For single sellers, the sale price must be $250,000 or less to qualify for this certification exception. For married sellers who certify their marital status, the threshold rises to $500,000.8Internal Revenue Service. Instructions for Form 1099-S Proceeds From Real Estate Transactions If your sale price exceeds those amounts or you don’t provide the certification, the closing agent must file the 1099-S, and you’ll want to properly report the sale on your tax return — even if the gain is fully excluded. Failing to report a 1099-S transaction can trigger IRS correspondence that’s easy to avoid with proper reporting up front.

Lead Paint Disclosure for Pre-1978 Homes

If your home was built before 1978, federal law requires you to make specific disclosures about lead-based paint before the buyer is locked into the purchase contract.

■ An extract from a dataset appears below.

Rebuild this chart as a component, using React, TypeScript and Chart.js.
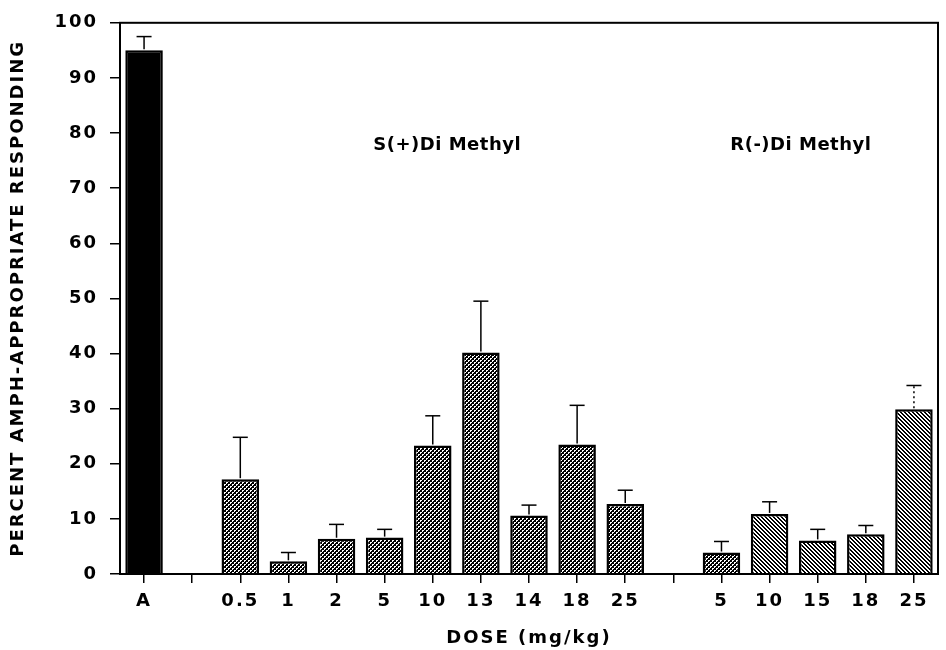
import React, { useEffect, useRef } from 'react';
import { Chart, registerables } from 'chart.js';

Chart.register(...registerables);

// ---- data ----
const categories = ['A', '', '0.5', '1', '2', '5', '10', '13', '14', '18', '25', '', '5', '10', '15', '18', '25'];
const meanValues: (number | null)[] = [95, null, 17.2, 2.3, 6.4, 6.6, 23.3, 40.2, 10.6, 23.5, 12.7, null, 3.9, 10.9, 6.1, 7.2, 29.9];
const semValues: (number | null)[] = [2.5, null, 7.6, 1.6, 2.6, 1.5, 5.4, 9.3, 1.9, 7.1, 2.5, null, 2.0, 2.2, 2.0, 1.6, 4.3];
const fillKinds: (string | null)[] = ['solid', null, 'cross', 'cross', 'cross', 'cross', 'cross', 'cross', 'cross', 'cross', 'cross', null, 'cross', 'diag', 'diag', 'diag', 'diag'];
const groupLabels = ['S(+)Di Methyl', 'R(-)Di Methyl'];
const groupLabelAt = [6.3, 13.65]; // category position of each group label
const groupLabelValue = 77.8;
const yTitle = 'PERCENT AMPH-APPROPRIATE RESPONDING';
const xTitle = 'DOSE (mg/kg)';
const dottedErrorIndex = 16;

const FONT = '"DejaVu Sans", sans-serif';

function makePattern(kind: string | null): any {
  if (kind === 'solid') return '#000';
  if (!kind) return 'rgba(0,0,0,0)';
  const c = document.createElement('canvas');
  c.width = 4;
  c.height = 4;
  const g = c.getContext('2d')!;
  if (kind === 'cross') {
    g.fillStyle = '#000';
    g.fillRect(0, 0, 4, 4);
    g.fillStyle = '#fff';
    [[0, 0], [1, 0], [0, 1], [2, 2], [3, 2], [2, 3]].forEach(([x, y]) => g.fillRect(x, y, 1, 1));
  } else {
    g.fillStyle = '#fff';
    g.fillRect(0, 0, 4, 4);
    g.fillStyle = '#000';
    for (let x = 0; x < 4; x++) {
      for (let y = 0; y < 4; y++) {
        if ((x - y + 8) % 4 < 2) g.fillRect(x, y, 1, 1);
      }
    }
  }
  return g.createPattern(c, 'repeat');
}

const spacingPlugin = {
  id: 'spacing',
  beforeUpdate(chart: any) {
    chart.ctx.letterSpacing = '2px';
  },
  beforeDraw(chart: any) {
    chart.ctx.letterSpacing = '2px';
  },
};

const extrasPlugin = {
  id: 'extras',
  afterDatasetsDraw(chart: any) {
    const ctx = chart.ctx;
    const meta = chart.getDatasetMeta(0);
    const yScale = chart.scales.y;
    const xScale = chart.scales.x;
    ctx.save();
    ctx.strokeStyle = '#000';
    meanValues.forEach((m, i) => {
      const s = semValues[i];
      if (m == null || s == null) return;
      const bar = meta.data[i];
      const x = bar.x;
      const yb = yScale.getPixelForValue(m);
      const yt = yScale.getPixelForValue(m + s);
      ctx.lineWidth = 1.5;
      ctx.setLineDash(i === dottedErrorIndex ? [2, 3] : []);
      ctx.beginPath();
      ctx.moveTo(x, yb - 1);
      ctx.lineTo(x, yt);
      ctx.stroke();
      ctx.setLineDash([]);
      ctx.beginPath();
      ctx.moveTo(x - 7.5, yt);
      ctx.lineTo(x + 7.5, yt);
      ctx.stroke();
    });
    // group labels
    ctx.letterSpacing = '0.5px';
    ctx.fillStyle = '#000';
    ctx.font = `bold 18px ${FONT}`;
    ctx.textAlign = 'center';
    ctx.textBaseline = 'middle';
    groupLabels.forEach((t, k) => {
      const pos = groupLabelAt[k];
      const i0 = Math.floor(pos);
      const f = pos - i0;
      const x = xScale.getPixelForValue(i0) * (1 - f) + xScale.getPixelForValue(i0 + 1) * f;
      ctx.fillText(t, x, yScale.getPixelForValue(groupLabelValue));
    });
    ctx.restore();
  },
  afterDraw(chart: any) {
    const ctx = chart.ctx;
    const a = chart.chartArea;
    ctx.save();
    ctx.strokeStyle = '#000';
    ctx.lineWidth = 2;
    ctx.strokeRect(a.left, a.top, a.right - a.left, a.bottom - a.top);
    ctx.restore();
  },
};

export default function App() {
  const ref = useRef<HTMLCanvasElement>(null);
  useEffect(() => {
    document.body.style.margin = '0';
    const canvas = ref.current!;
    const chart = new Chart(canvas, {
      type: 'bar',
      data: {
        labels: categories,
        datasets: [
          {
            data: meanValues as any,
            backgroundColor: fillKinds.map(makePattern),
            borderColor: '#000',
            borderWidth: 2.5,
            barPercentage: 0.78,
            categoryPercentage: 1,
          },
        ],
      },
      options: {
        responsive: false,
        animation: false,
        devicePixelRatio: 1,
        layout: { padding: { top: 16, right: 8, bottom: 0, left: 0 } },
        plugins: { legend: { display: false }, tooltip: { enabled: false } },
        scales: {
          x: {
            type: 'category',
            offset: true,
            grid: {
              display: true,
              offset: false,
              drawOnChartArea: false,
              drawTicks: true,
              tickLength: 9,
              color: '#000',
              lineWidth: 1.5,
            },
            border: { display: true, color: '#000', width: 2 },
            ticks: {
              color: '#000',
              font: { family: FONT, size: 18, weight: 'bold' },
              padding: 8,
              maxRotation: 0,
              autoSkip: false,
            },
            title: {
              display: true,
              text: xTitle,
              color: '#000',
              font: { family: FONT, size: 18, weight: 'bold' },
              padding: { top: 0, bottom: 1 },
            },
            afterFit: (s: any) => {
              s.height = 76;
            },
          } as any,
          y: {
            min: 0,
            max: 100,
            grid: {
              display: true,
              drawOnChartArea: false,
              drawTicks: true,
              tickLength: 10,
              color: '#000',
              lineWidth: 1.5,
            },
            border: { display: true, color: '#000', width: 2 },
            ticks: {
              stepSize: 10,
              color: '#000',
              font: { family: FONT, size: 18, weight: 'bold' },
              padding: 12,
            },
            title: {
              display: true,
              text: yTitle,
              color: '#000',
              font: { family: FONT, size: 18, weight: 'bold' },
              padding: { top: 8, bottom: 0 },
            },
            afterFit: (s: any) => {
              s.width = 120;
            },
          } as any,
        },
      },
      plugins: [spacingPlugin, extrasPlugin],
    });
    return () => chart.destroy();
  }, []);
  return (
    <canvas
      ref={ref}
      width={946}
      height={650}
      style={{ display: 'block', width: '946px', height: '650px' }}
    />
  );
}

You must provide the buyer with an EPA-approved lead hazard information pamphlet, disclose any known lead paint hazards, share any available reports or records about lead testing, and give the buyer a 10-day window to conduct their own lead inspection (which the buyer can waive in writing).9eCFR. 24 CFR Part 35 – Lead-Based Paint Poisoning Prevention in Certain Residential Structures The purchase contract itself must include a lead warning statement signed by both parties. You’re required to keep a copy of these disclosure documents for at least three years after closing.

This isn’t a tax rule, but it’s a federal obligation with real teeth — penalties for noncompliance can include fines and civil liability. Your real estate agent or closing attorney should handle the paperwork, but you’re the one on the hook if it’s missing. Most states layer additional seller disclosure requirements on top of this federal rule, covering everything from structural problems to flooding history, so don’t treat the lead paint form as the only disclosure you’ll need to provide.